Bad neighbor policy?
Many years ago, I needed to deploy a bunch of UNIX machines very quickly. When
I created the golden system image, it included an ntp.conf file that pointed
to a nearby public stratum 2 server not under my administrative control. This
was dumb, because I could (and should) have just had my boxen chime against a
local machine, and have it (and only it) hit the stratum 2 box.
About a week later, I got an email from the admin of the stratum 2 server
that politely pointed out these facts. A half hour later, cfengine had
fixed my error, and I red-facedly responded to the gent whose resources I
had ignorantly abused.
Well, a Danish member of the FreeBSD team is running up against the same
issue on a much larger scale, except that D-Link is the abuser, and they aren’t fixing the problem.

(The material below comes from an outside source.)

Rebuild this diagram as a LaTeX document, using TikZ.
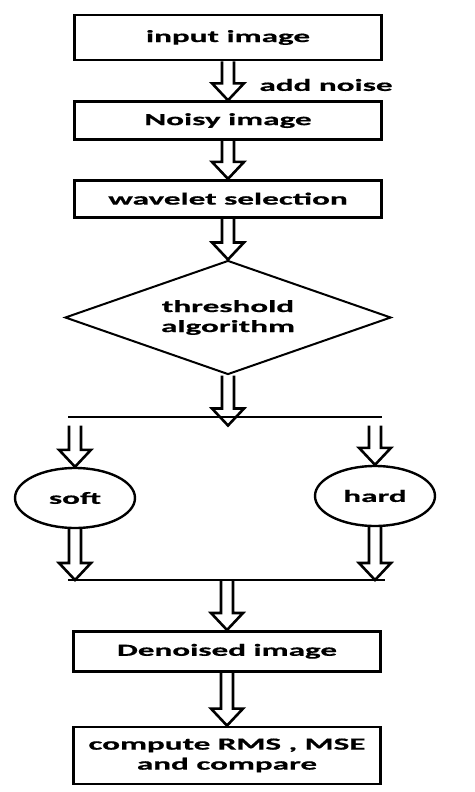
\documentclass[tikz,border=0pt]{standalone}
\usepackage{fontspec}
\setmainfont{Carlito}[FakeStretch=1.95, BoldFeatures={FakeBold=0.6}]
\usetikzlibrary{shapes.geometric, positioning, calc}

\begin{document}
\begin{tikzpicture}[x=1pt, y=-1pt, node distance=39pt,
  box/.style={rectangle, draw, line width=2.6pt, minimum width=307pt, inner sep=2pt, align=center, font=\fontsize{17}{20}\selectfont\bfseries},
  test/.style={diamond, draw, line width=2pt, minimum width=326pt, minimum height=114pt, shape aspect=2.86, inner sep=0pt, align=center, font=\fontsize{17}{20}\selectfont\bfseries},
  oval/.style={ellipse, draw, line width=2.4pt, minimum width=120pt, minimum height=60pt, inner sep=0pt, font=\fontsize{17}{20}\selectfont\bfseries},
  lbl/.style={font=\fontsize{17}{20}\selectfont\bfseries},
  bus/.style={line width=2pt},
  hollow/.style={draw, line width=2.6pt, to path={let \p1=(\tikztostart), \p2=(\tikztotarget) in
    (\x1-6pt,\y1) -- (\x1-6pt,\y2+17pt) -- (\x1-16pt,\y2+17pt) -- (\x1,\y2)
    -- (\x1+16pt,\y2+17pt) -- (\x1+6pt,\y2+17pt) -- (\x1+6pt,\y1)}}
]
\useasboundingbox (0,0) rectangle (474,792);
\node[box, minimum height=45pt] (in) at (228,37.5) {input image};
\node[box, minimum height=38pt, below=39pt of in] (noisy) {Noisy image};
\node[box, minimum height=37pt, below=38pt of noisy] (wav) {wavelet selection};
\node[test, below=41pt of wav] (thr) {threshold\\algorithm};
\node[lbl] (noiselbl) at (326,85) {add noise};
% soft / hard branch
\coordinate[below=50pt of thr.south] (fork);
\coordinate (forkL) at (68,417);
\coordinate (forkR) at (382,417);
\node[oval] (soft) at (75,498) {soft};
\node[oval] (hard) at (375,496) {hard};
\coordinate (join) at (227,580);
\coordinate (joinL) at (68,580);
\coordinate (joinR) at (385,580);
\node[box, minimum height=40pt, below=50pt of join] (den) {Denoised image};
\node[box, minimum height=57pt, below=53pt of den] (res) {compute RMS , MSE\\and compare};
% lines
\draw[bus] (forkL) -- (forkR);
\draw[bus] (joinL) -- (joinR);
% arrows
\draw[hollow] (in.south) to (noisy.north);
\draw[hollow] (noisy.south) to (wav.north);
\draw[hollow] (wav.south) to (thr.north);
\draw[hollow] (thr.south) to (fork);
\draw[hollow] (fork -| soft) to (soft.north);
\draw[hollow] (fork -| hard) to (hard.north);
\draw[hollow] (soft.south) to (soft.south |- join);
\draw[hollow] (hard.south) to (hard.south |- join);
\draw[hollow] (join) to (den.north);
\draw[hollow] (den.south) to (res.north);
\end{tikzpicture}
\end{document}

If I had any dlink gear, I’d call and ask them for a fix. thousands of customers clogging their phone lines about this can’t be wrong.
There are a few more details from Richard Clayton, who helped Poul-Henning Kamp track down the problem originally.
In my experience, D-Link has some of the worst firmware and driver software out there. I refuse to buy anything from them more complicated than a switch after several bad experiences.
One of the sad things about this is there’s already a service set up that would do what D-Link really needed, with very little effort on their part. Pointing an NTP client at pool.ntp.org will automatically direct it to a randomly-chosen NTP server, out of a pool of servers whose admins have agreed to provide this service.